Taylor Sheridan Accidentally Created a Genre Gold Rush—And Aaron Eckhart's 83-Minute Neo-Western Proves Most of It Is Fool's Gold

By IAmSoAwesome567812 in Movies & TV · April 15, 2026
Taylor Sheridan Accidentally Created a Genre Gold Rush—And Aaron Eckhart's 83-Minute Neo-Western Proves Most of It Is Fool's Gold

Taylor Sheridan accidentally created a genre gold rush—and most of it is fool's gold. The data tells a revealing story: Yellowstone's success triggered a neo-Western production frenzy, yet the casualty list is long and expensive. Kevin Costner's Let Him Go flopped. His self-funded Horizon: An American Saga became a cautionary tale in hubris. Countless others vanished without a trace. Then there's Aaron Eckhart's neo-Western from last year—a film so unremarkable it didn't even register during its theatrical run. Yet now it's dominating Hulu's streaming charts at just 83 minutes runtime.

Here's what the failures reveal: these productions misunderstand what made Sheridan's work resonate. They copied the aesthetics—the dusty landscapes, the moral ambiguity, the stoic masculinity—without the underlying structural intelligence. Sheridan writes systemic conflict. His best work examines how institutions (ranches, reservations, government agencies) collide with individual agency. Most imitators just deliver generic revenge plots wearing cowboy hats.

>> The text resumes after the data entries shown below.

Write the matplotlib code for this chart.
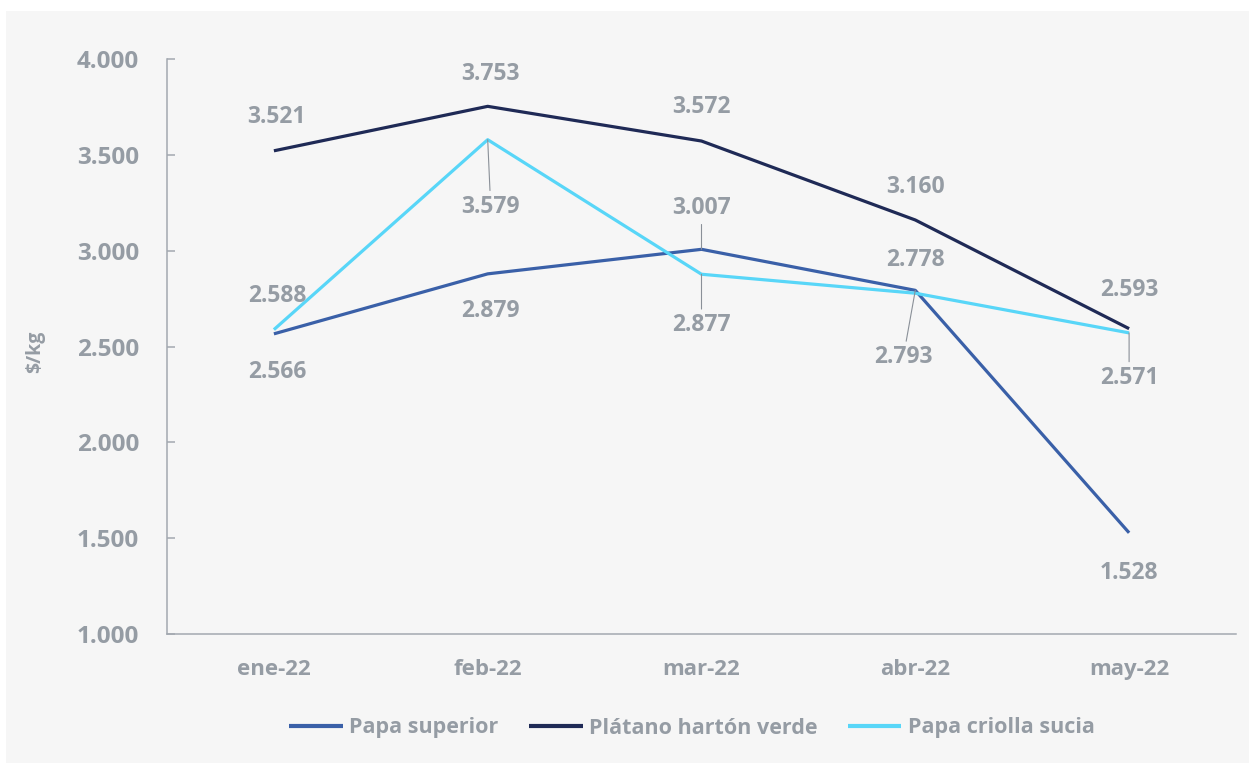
import matplotlib.pyplot as plt
from matplotlib.patches import Rectangle
from matplotlib.ticker import FuncFormatter

# Monthly prices ($/kg)
months = ['ene-22', 'feb-22', 'mar-22', 'abr-22', 'may-22']
papa_superior = [2566, 2879, 3007, 2793, 1528]
platano = [3521, 3753, 3572, 3160, 2593]
papa_criolla = [2588, 3579, 2877, 2778, 2571]

series = [
    ('Papa superior', papa_superior, '#3a60a8'),
    ('Plátano hartón verde', platano, '#1f2a56'),
    ('Papa criolla sucia', papa_criolla, '#58d6f8'),
]

# label offsets in pixels (dx, dy) and whether a leader line is drawn
label_style = {
    'Papa superior': [(3, -38, False), (3, -37, False), (0, 41, True), (-12, -67, True), (0, -40, False)],
    'Plátano hartón verde': [(3, 34, False), (3, 32, False), (0, 34, False), (0, 33, False), (0, 39, False)],
    'Papa criolla sucia': [(3, 34, False), (3, -67, True), (0, -51, True), (0, 33, False), (0, -45, True)],
}

txt = '#959ca4'
plt.rcParams['font.family'] = ['Open Sans', 'DejaVu Sans']
plt.rcParams['font.weight'] = 'bold'

fig = plt.figure(figsize=(12.49, 7.72), dpi=100)
fig.patch.set_facecolor('white')
fig.patches.append(Rectangle((6 / 1249, 9 / 772), 1, 752 / 772, transform=fig.transFigure,
                             facecolor='#f6f6f6', edgecolor='none', zorder=-10))

ax = fig.add_axes([167 / 1249, 138 / 772, 1069 / 1249, 575 / 772])
ax.set_facecolor('none')

x = range(len(months))
for name, vals, col in series:
    ax.plot(x, vals, color=col, lw=2.3, label=name, solid_capstyle='butt')
    for i, v in enumerate(vals):
        dx, dy, leader = label_style[name][i]
        arrow = dict(arrowstyle='-', color='#8a9098', lw=0.8, shrinkA=1, shrinkB=0) if leader else None
        ax.annotate(f'{v/1000:.3f}', xy=(i, v), xytext=(dx, dy), textcoords='offset pixels',
                    ha='center', va='center', fontsize=16.5, color=txt, fontweight='bold',
                    arrowprops=arrow)

ax.set_xlim(-0.5, len(months) - 0.5)
ax.set_ylim(1000, 4000)
ax.set_yticks([1000, 1500, 2000, 2500, 3000, 3500, 4000])
ax.yaxis.set_major_formatter(FuncFormatter(lambda v, p: f'{v/1000:.3f}'))
ax.set_xticks(list(x))
ax.set_xticklabels(months)

for s in ['top', 'right']:
    ax.spines[s].set_visible(False)
for s in ['left', 'bottom']:
    ax.spines[s].set_color('#a3a9b0')
    ax.spines[s].set_linewidth(1.1)

ax.tick_params(axis='y', direction='in', length=6, width=1.1, color='#a3a9b0',
               labelsize=17.5, labelcolor=txt, pad=20)
ax.tick_params(axis='x', length=0, labelsize=16, labelcolor=txt, pad=18)
for lab in ax.get_xticklabels() + ax.get_yticklabels():
    lab.set_fontweight('bold')

fig.text(35 / 1249, 1 - 352 / 772, '$/kg', rotation=90, ha='center', va='center',
         fontsize=14, color=txt, fontweight='bold')

leg = fig.legend(loc='center', bbox_to_anchor=(0.554, 1 - 728 / 772), ncol=3, frameon=False,
                 fontsize=15.5, handlelength=2.5, handletextpad=0.3, columnspacing=1.4)
for t in leg.get_texts():
    t.set_color(txt)
    t.set_fontweight('bold')
for h in leg.get_lines():
    h.set_linewidth(3)

fig.savefig('out.png', dpi=100)
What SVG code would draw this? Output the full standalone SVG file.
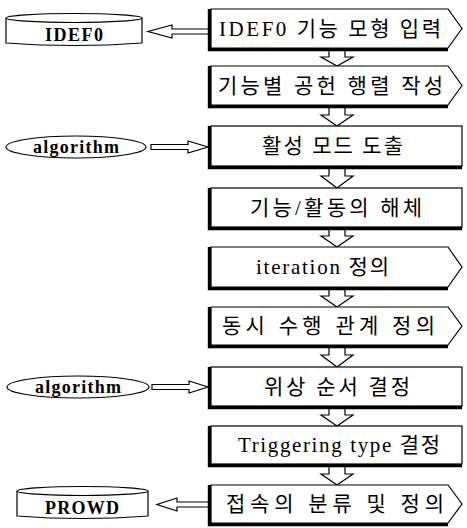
<svg xmlns="http://www.w3.org/2000/svg" width="467" height="528" viewBox="0 0 467 528">
<style>
.box{fill:#fff;stroke:#000;stroke-width:1.2}
.sh{fill:none;stroke:#000;stroke-width:3.2;stroke-linejoin:miter}
.arr{fill:#fff;stroke:#000;stroke-width:1.2;stroke-linejoin:miter}
.t{font-family:"Liberation Serif","Noto Sans CJK KR",serif;font-size:21px;fill:#000}
.s{font-family:"Liberation Serif","Noto Sans CJK KR",serif;font-size:18px;font-weight:bold;fill:#000;text-anchor:middle}
</style>
<rect width="467" height="528" fill="#fff"/>
<g id="connectors">
<polygon class="arr" points="209,29 172,29 172,25 148,31.5 172,38 172,34 209,34"/>
<polygon class="arr" points="151,144.5 188,144.5 188,141 208,147 188,153 188,149.5 151,149.5"/>
<polygon class="arr" points="152,384.5 189,384.5 189,381 208,387 189,393 189,389.5 152,389.5"/>
<polygon class="arr" points="209,502 177,502 177,498 157,504.5 177,511 177,507 209,507"/>
<polygon class="arr" points="329,49.5 345,49.5 345,57 353,57 337,66 321,57 329,57"/>
<polygon class="arr" points="329,106.5 345,106.5 345,115 353,115 337,126 321,115 329,115"/>
<polygon class="arr" points="329,167.5 345,167.5 345,176 353,176 337,188 321,176 329,176"/>
<polygon class="arr" points="329,228.5 345,228.5 345,236 353,236 337,247 321,236 329,236"/>
<polygon class="arr" points="329,288.5 345,288.5 345,296 353,296 337,307 321,296 329,296"/>
<polygon class="arr" points="329,346.5 345,346.5 345,355 353,355 337,367 321,355 329,355"/>
<polygon class="arr" points="329,407.5 345,407.5 345,415 353,415 337,426 321,415 329,415"/>
<polygon class="arr" points="329,465.5 345,465.5 345,474 353,474 337,485 321,474 329,474"/>
</g>
<g id="idef0-db">
<path class="box" d="M6,18 V43 Q74,48 142,43 V18"/>
<ellipse class="box" cx="74" cy="18" rx="68" ry="4.5"/>
<text class="s" x="74" y="41" textLength="58" lengthAdjust="spacing">IDEF0</text>
</g>
<g id="algorithm1">
<ellipse class="box" cx="76" cy="147" rx="70" ry="11"/>
<text class="s" x="76" y="152.5" font-size="20" textLength="86" lengthAdjust="spacing">algorithm</text>
</g>
<g id="algorithm2">
<ellipse class="box" cx="78" cy="387" rx="71" ry="11"/>
<text class="s" x="78" y="392.5" font-size="20" textLength="86" lengthAdjust="spacing">algorithm</text>
</g>
<g id="prowd-db">
<path class="box" d="M17,491 V516 Q82,521 148,516 V491"/>
<ellipse class="box" cx="82.5" cy="491" rx="65.5" ry="4.5"/>
<text class="s" x="82" y="514" textLength="74" lengthAdjust="spacing">PROWD</text>
</g>
<g id="s1">
<polygon class="box" points="211,9 448,9 462,28.5 448,48 211,48"/>
<polyline class="sh" points="209.4,9 209.4,49.6 448,49.6"/>
<text class="t" x="219" y="35.5" textLength="222" lengthAdjust="spacing">IDEF0 기능 모형 입력</text>
</g>
<g id="s2">
<polygon class="box" points="211,66 448,66 462,85.5 448,105 211,105"/>
<polyline class="sh" points="209.4,66 209.4,106.6 448,106.6"/>
<text class="t" x="218" y="92.5" textLength="225" lengthAdjust="spacing">기능별 공헌 행렬 작성</text>
</g>
<g id="s3">
<rect class="box" x="211" y="126" width="251" height="40"/>
<polyline class="sh" points="209.4,126 209.4,167.6 462,167.6"/>
<text class="t" x="262" y="153" textLength="141" lengthAdjust="spacing">활성 모드 도출</text>
</g>
<g id="s4">
<rect class="box" x="211" y="188" width="251" height="39"/>
<polyline class="sh" points="209.4,188 209.4,228.6 462,228.6"/>
<text class="t" x="250" y="214.5" textLength="172" lengthAdjust="spacing">기능/활동의 해체</text>
</g>
<g id="s5">
<polygon class="box" points="211,247 448,247 462,267 448,287 211,287"/>
<polyline class="sh" points="209.4,247 209.4,288.6 448,288.6"/>
<text class="t" x="256" y="274" textLength="133" lengthAdjust="spacing">iteration 정의</text>
</g>
<g id="s6">
<polygon class="box" points="211,307 448,307 462,326 448,345 211,345"/>
<polyline class="sh" points="209.4,307 209.4,346.6 448,346.6"/>
<text class="t" x="222" y="333" textLength="213" lengthAdjust="spacing">동시 수행 관계 정의</text>
</g>
<g id="s7">
<rect class="box" x="211" y="367" width="251" height="39"/>
<polyline class="sh" points="209.4,367 209.4,407.6 462,407.6"/>
<text class="t" x="264" y="393.5" textLength="146" lengthAdjust="spacing">위상 순서 결정</text>
</g>
<g id="s8">
<rect class="box" x="211" y="426" width="251" height="38"/>
<polyline class="sh" points="209.4,426 209.4,465.6 462,465.6"/>
<text class="t" x="238" y="452" textLength="202" lengthAdjust="spacing">Triggering type 결정</text>
</g>
<g id="s9">
<polygon class="box" points="211,485 448,485 462,504 448,523 211,523"/>
<polyline class="sh" points="209.4,485 209.4,524.6 448,524.6"/>
<text class="t" x="226" y="511" textLength="218" lengthAdjust="spacing">접속의 분류 및 정의</text>
</g>
</svg>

The Eckhart film's streaming success appears algorithmic rather than organic. Hulu's recommendation engine likely tagged Yellowstone viewers and served them anything remotely adjacent. The 83-minute runtime is the tell—it's algorithm-friendly, falling below the commitment threshold that causes viewers to bounce. Short enough to autoplay, Western enough to match viewing history, forgettable enough that audiences neither love nor hate it. Pure engagement metric optimization.

This isn't a neo-Western renaissance. It's a content mill discovering that Sheridan fans will watch anything while waiting for the next Sheridan project.